Рельсы режут на две неравные половины полуостров, что когда-то был территорией Украины. Моё Чёрное море с волнорезами и буями, за тебя теперь надо расплачиваться рублями. Кроме смены валюты, власти, символики всё осталось прежним, белые колченогие столики, торговка самсой, чебуреками, пиццей смотрит в наши незагорелые лица, улыбается золотом: «Приехали наконец-то!» А после хмурится, вспоминая, что мы из Донецка. Отмеряет порцию теста, кричит в приоткрытые двери: «Отец, они всё же приехали! А ты не верил…» И откуда-то из глубин их крошечного киоска появляется дядя Эльдар в красной мастерке Bosco. Обнимаемся так, что побаливают суставы: «Вы к нам как? Самолётом или через паромную переправу?» Это всё неважно, дядя Эльдар, это всё вторично. Я смотрю на него, и глаза его татарские ежевичные наполняются солёной водой, как на пирсе бетонном впадины. А глаза его огромные, почти чёрные виноградины на меня глядят сквозь слёзы и не могут насытиться-наглядеться: «Здравствуй! Здравствуй, моя смелая девочка из Донецка!»
Школьное сочинение
Как ты провёл это странное лето в городе, где мост через реку вставал на дыбы от ужаса, где всякое слово тонуло в железном грохоте, где мальчики носят теперь на плече оружие? Как ты провёл его – письма писал мне светлые, нежные письма о лете, которого не было? Лето теперь навсегда под твоими веками — лето, в котором всё было так горько-зелено. Как ты провёл это лето под терриконами, хмуро глядящими прямо в глаза грядущему? Я-то его разменяла на поезда с перронами, я его где-то оставила под подушкою, чтобы не помнить о лете, в котором сызнова жить приходилось учиться и осторожничать. Как ты провёл его? Лето, что не пролистано, лето, что до сих пор обжигает кожу нам. Не отвечай, я знаю, как ты ответишь мне, лето иссякнет с последним глоточком воздуха. Станет когда-нибудь памятью, вещью, ветошью, спиною моею, болезненно сколиозною, символом грозного времени, сном полуночным, жутким кошмаром, вскриком и всхлипом детским. Как ты провёл его? Лето на нашей улице, Страшное лето, случившееся с Донецком.
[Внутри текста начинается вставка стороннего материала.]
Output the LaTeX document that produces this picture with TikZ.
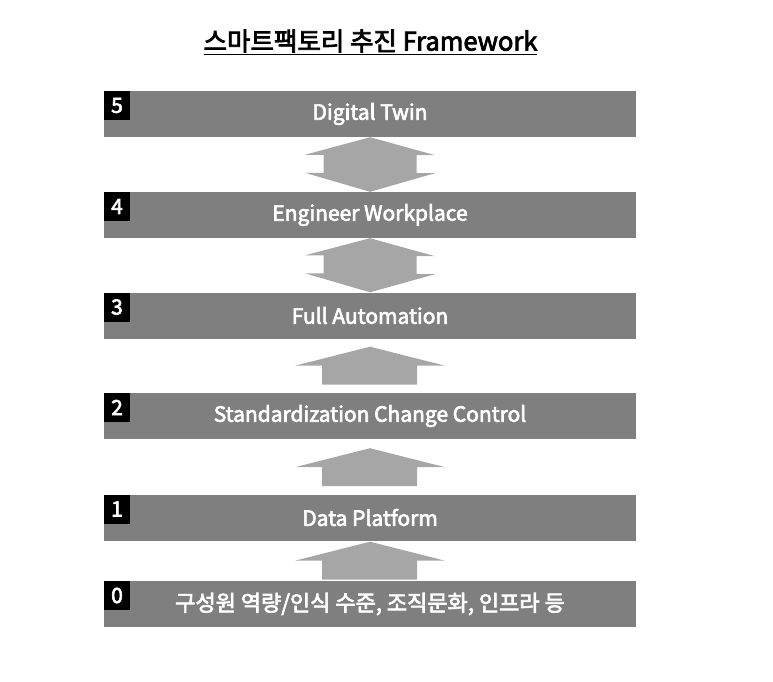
\documentclass[tikz,border=0pt]{standalone}
\usepackage{fontspec}
\setmainfont{Noto Sans CJK KR}
\newfontfamily\semibold{Noto Sans CJK KR}[FakeBold=3]
\usepackage{tikz}
\usetikzlibrary{positioning}

\definecolor{bargray}{HTML}{7F7F7F}
\definecolor{arrowgray}{HTML}{A6A6A6}

\tikzset{
  layer/.style={fill=bargray, text=white, minimum width=532pt, minimum height=46pt,
    inner sep=0pt, font=\fontsize{21}{24}\semibold},
  levelno/.style={fill=black, text=white, minimum width=26pt, minimum height=29pt,
    inner sep=0pt, anchor=north west, font=\fontsize{21}{22}\semibold},
  blockarrow/.style={fill=arrowgray}
}

\begin{document}
\begin{tikzpicture}[x=1pt,y=-1pt]
    \useasboundingbox (0,0) rectangle (773,682);
    %title
    \node (title) at (370.5,42) {\fontsize{25.5}{28}\semibold\underline{스마트팩토리 추진 Framework}};
    %layers
    \node[layer] (L5) at (370,114) {Digital Twin};
    \node[layer] (L4) at (370,215) {Engineer Workplace};
    \node[layer] (L3) at (370,315.5) {Full Automation};
    \node[layer] (L2) at (370,416) {Standardization Change Control};
    \node[layer] (L1) at (370,517.5) {Data Platform};
    \node[layer, font=\fontsize{22}{24}\semibold] (L0) at (370,604) {구성원 역량/인식 수준, 조직문화, 인프라 등};
    %numbers
    \foreach \i in {0,...,5}
      \node[levelno] (n\i) at (L\i.north west) {\i};
    %double arrows
    \foreach \a/\b in {L5/L4, L4/L3}
      \fill[blockarrow] (\a.south) -- ++(65,18) -- ++(-18.5,0) -- ++(0,18) -- ++(18.5,0)
        -- (\b.north) -- ++(-65,-19) -- ++(18.5,0) -- ++(0,-18) -- ++(-18.5,0) -- cycle;
    %up arrows
    \foreach \a/\gap in {L3/8, L2/9, L1/1}
      \fill[blockarrow] (\a.south) ++(0,\gap) -- ++(75,19) -- ++(-28,0) -- ++(0,19)
        -- ++(-95,0) -- ++(0,-19) -- ++(-27,0) -- cycle;
\end{tikzpicture}
\end{document}
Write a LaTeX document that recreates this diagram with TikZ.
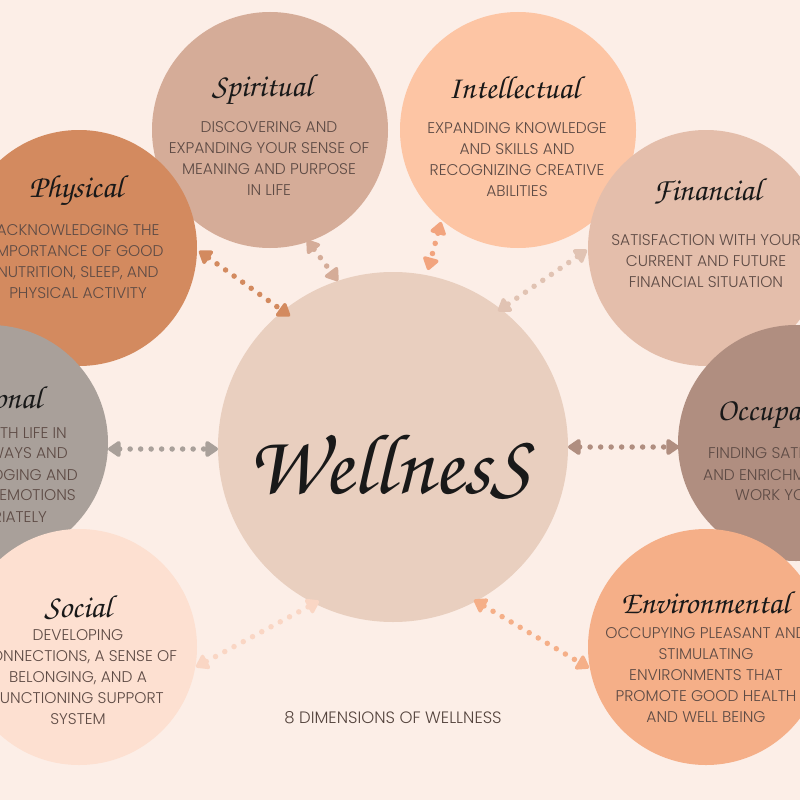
\documentclass[tikz,border=0pt]{standalone}
\usepackage{fontspec}
\setmainfont{Poppins}[UprightFont=* Light]
\newfontfamily\titlefont{TeX Gyre Chorus}
\usetikzlibrary{arrows.meta}
\definecolor{bg}{HTML}{FCEEE7}
\definecolor{cenc}{HTML}{E9CFBF}
\definecolor{spic}{HTML}{D5AC98}
\definecolor{intc}{HTML}{FDC5A4}
\definecolor{phyc}{HTML}{D38A5F}
\definecolor{finc}{HTML}{E4BEAB}
\definecolor{emoc}{HTML}{A9A09A}
\definecolor{occc}{HTML}{B08E80}
\definecolor{socc}{HTML}{FDE0D1}
\definecolor{envc}{HTML}{F5AF88}
\definecolor{intarr}{HTML}{F2A47E}
\definecolor{finarr}{HTML}{E1C3B3}
\definecolor{socarr}{HTML}{FAD6C4}
\definecolor{txt}{HTML}{5E4B45}
\tikzset{
  disc/.style={circle, minimum size=236pt, inner sep=0pt, draw=none},
  body/.style={font=\fontsize{15.5}{21}\selectfont, text=txt, align=center, inner sep=0pt},
  bodyline/.style={font=\fontsize{15.5}{21}\selectfont, text=txt, inner sep=0pt},
  ttl/.style={font=\titlefont\fontsize{32}{32}\selectfont, text=black!90, inner sep=0pt, anchor=base},
  conn/.style={line width=5.5pt, line cap=round, dash pattern=on 0pt off 10.5pt,
    {Triangle[length=14pt,width=18pt,round]}-{Triangle[length=14pt,width=18pt,round]}}
}
\begin{document}
\begin{tikzpicture}[x=1pt,y=-1pt]
\useasboundingbox (0,0) rectangle (800,800);
\fill[bg] (0,0) rectangle (800,800);
\begin{scope}
\clip (0,0) rectangle (800,800);
% circles
\node[disc, minimum size=350pt, fill=cenc] (cen) at (393,447) {};
\node[disc, fill=spic] (spi) at (270,130) {};
\node[disc, fill=intc] (int) at (518,130) {};
\node[disc, fill=phyc] (phy) at (79,248) {};
\node[disc, fill=finc] (fin) at (706,248) {};
\node[disc, fill=emoc] (emo) at (-10,443) {};
\node[disc, fill=occc] (occ) at (796,443) {};
\node[disc, fill=socc] (soc) at (79,647) {};
\node[disc, fill=envc] (env) at (706,647) {};
% connector ends
\coordinate (phyA) at (199,251); \coordinate (phyB) at (290,316);
\coordinate (spiA) at (307,240); \coordinate (spiB) at (338,281);
\coordinate (intA) at (441,222); \coordinate (intB) at (428,270);
\coordinate (finA) at (587,250); \coordinate (finB) at (498,311);
\coordinate (emoA) at (108,449); \coordinate (emoB) at (218,449);
\coordinate (occA) at (568,447); \coordinate (occB) at (679,447);
\coordinate (socA) at (196,667); \coordinate (socB) at (319,601);
\coordinate (envA) at (474,600); \coordinate (envB) at (589,668);
\draw[conn, phyc] (phyA) -- (phyB);
\draw[conn, spic] (spiA) -- (spiB);
\draw[conn, intarr] (intA) -- (intB);
\draw[conn, finarr] (finA) -- (finB);
\draw[conn, emoc] (emoA) -- (emoB);
\draw[conn, occc] (occA) -- (occB);
\draw[conn, socarr] (socA) -- (socB);
\draw[conn, envc] (envA) -- (envB);
% titles
\node[ttl] (tspi) at (262,96) {Spiritual};
\node[ttl] (tint) at (514,98) {Intellectual};
\node[ttl] (tphy) at (76,197) {Physical};
\node[ttl] (tfin) at (707,200) {Financial};
\node[ttl, anchor=base east] (temo) at (42,408) {Emotional};
\node[ttl, anchor=base west] (tocc) at (717,420) {Occupational};
\node[ttl] (tsoc) at (78,617) {Social};
\node[ttl] (tenv) at (705,613) {Environmental};
\node[ttl, font=\titlefont\fontsize{86}{86}\selectfont] (twel) at (389,493) {WellnesS};
% bodies
\node[body, anchor=north] (bspi) at (269,121) {DISCOVERING AND\\EXPANDING YOUR SENSE OF\\MEANING AND PURPOSE\\IN LIFE};
\node[body, anchor=north] (bint) at (517,122) {EXPANDING KNOWLEDGE\\AND SKILLS AND\\RECOGNIZING CREATIVE\\ABILITIES};
\node[body, anchor=north] (bphy) at (78,224) {ACKNOWLEDGING THE\\IMPORTANCE OF GOOD\\NUTRITION, SLEEP, AND\\PHYSICAL ACTIVITY};
\node[body, anchor=north] (bfin) at (706,234) {SATISFACTION WITH YOUR\\CURRENT AND FUTURE\\FINANCIAL SITUATION};
\node[body, anchor=north] (bsoc) at (78,629) {DEVELOPING\\CONNECTIONS, A SENSE OF\\BELONGING, AND A\\FUNCTIONING SUPPORT\\SYSTEM};
\node[body, anchor=north] (benv) at (706,627) {OCCUPYING PLEASANT AND\\STIMULATING\\ENVIRONMENTS THAT\\PROMOTE GOOD HEALTH\\AND WELL BEING};
\node[bodyline, anchor=east] (be1) at (67,433) {COPING WITH LIFE IN};
\node[bodyline, anchor=east] (be2) at (68,453) {HEALTHY WAYS AND};
\node[bodyline, anchor=east] (be3) at (78,475) {ACKNOWLEDGING AND};
\node[bodyline, anchor=east] (be4) at (76,495) {EXPRESSING EMOTIONS};
\node[bodyline, anchor=east] (be5) at (47,517) {APPROPRIATELY};
\node[bodyline, anchor=west] (bo1) at (708,453) {FINDING SATISFACTION};
\node[bodyline, anchor=west] (bo2) at (703,475) {AND ENRICHMENT IN THE};
\node[bodyline, anchor=west] (bo3) at (735,495) {WORK YOU DO};
\node[bodyline, font=\fontsize{16.5}{18}\selectfont, text=txt!90!black] (cap) at (393,718) {8 DIMENSIONS OF WELLNESS};
\end{scope}
\end{tikzpicture}
\end{document}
Осторожно, двери закрыты, водитель сосредоточен, пассажиры смотрят в окна, как убегают обочины. С шакальей улыбкой миномётчик выпустит мину, громко крикнет: «За Україну!» Раньше за Украину пили, закусывали, а теперь убивают, миномётчик улыбается миномёту, говорит: «Баю-баю…» Спите, суки, босоногие сепары, русские пропагандоны, а я, моторний, поїду до дому. А ви вже приїхали. Выходите, чего разлеглись-расселись, миномётчик будет улыбаться, пока не заболит челюсть. Миномётчику скажут дома: «Розкажи нам, Рома, вони насправді зайва хромосома?» Рома кивнёт, дотронется до ямочки на подбородке, попросит борща с чесноком, чёрного хлеба, водки и расскажет о том, как миномёт с первого выстрела дал осечку. Мама заплачет: «Боже мій, як небезпечно!»
«Здесь так тихо, что слышно часы и вены…»
Здесь так тихо, что слышно часы и вены, как в замочной скважине ключ говорит: «Пожалуйста!» Когда мой отец после крайней тяжёлой смены не целует меня с порога, но и не жалуется на кромешную тьму подземелий и пыль, что въелась в его пальцы, лицо, одежду и даже в голос. Это смелость, любовь моя, просто мужская смелость, неразменная и не разменянная. Наш полюс на краю земли – просто кряж, что горюч и чёрен. Чёрно-белые зимы, как старые киноленты. Этот край свободен, и он в тех, кто его достоин, он впитался навечно в тело твоё пигментом, когда в самую малую щель проникали недра нашей страшной земли – изрытой да истощённой. Здесь так тихо, что истошно пятится суеверный, и дрожащей рукою крестишься ты, крещёный. В эту землю вложили душу, подняли в гору, эту землю явили миру, как символ ада, и на ней построили пыльный суровый город. В этом городе редко случаются звездопады, чаще ливни, и ливни эти с больным пристрастьем всё ведут допросы – кто праведен, кто виновен. Этот город меня ощущает своею частью, и я счастлива быть его городским бетоном, мостовой и стеной разрушенной, речкой в камне. Моё сердце здесь – расхристанное, живое, оно стало памятью у подножия памятника неизвестному, но отчаянному герою.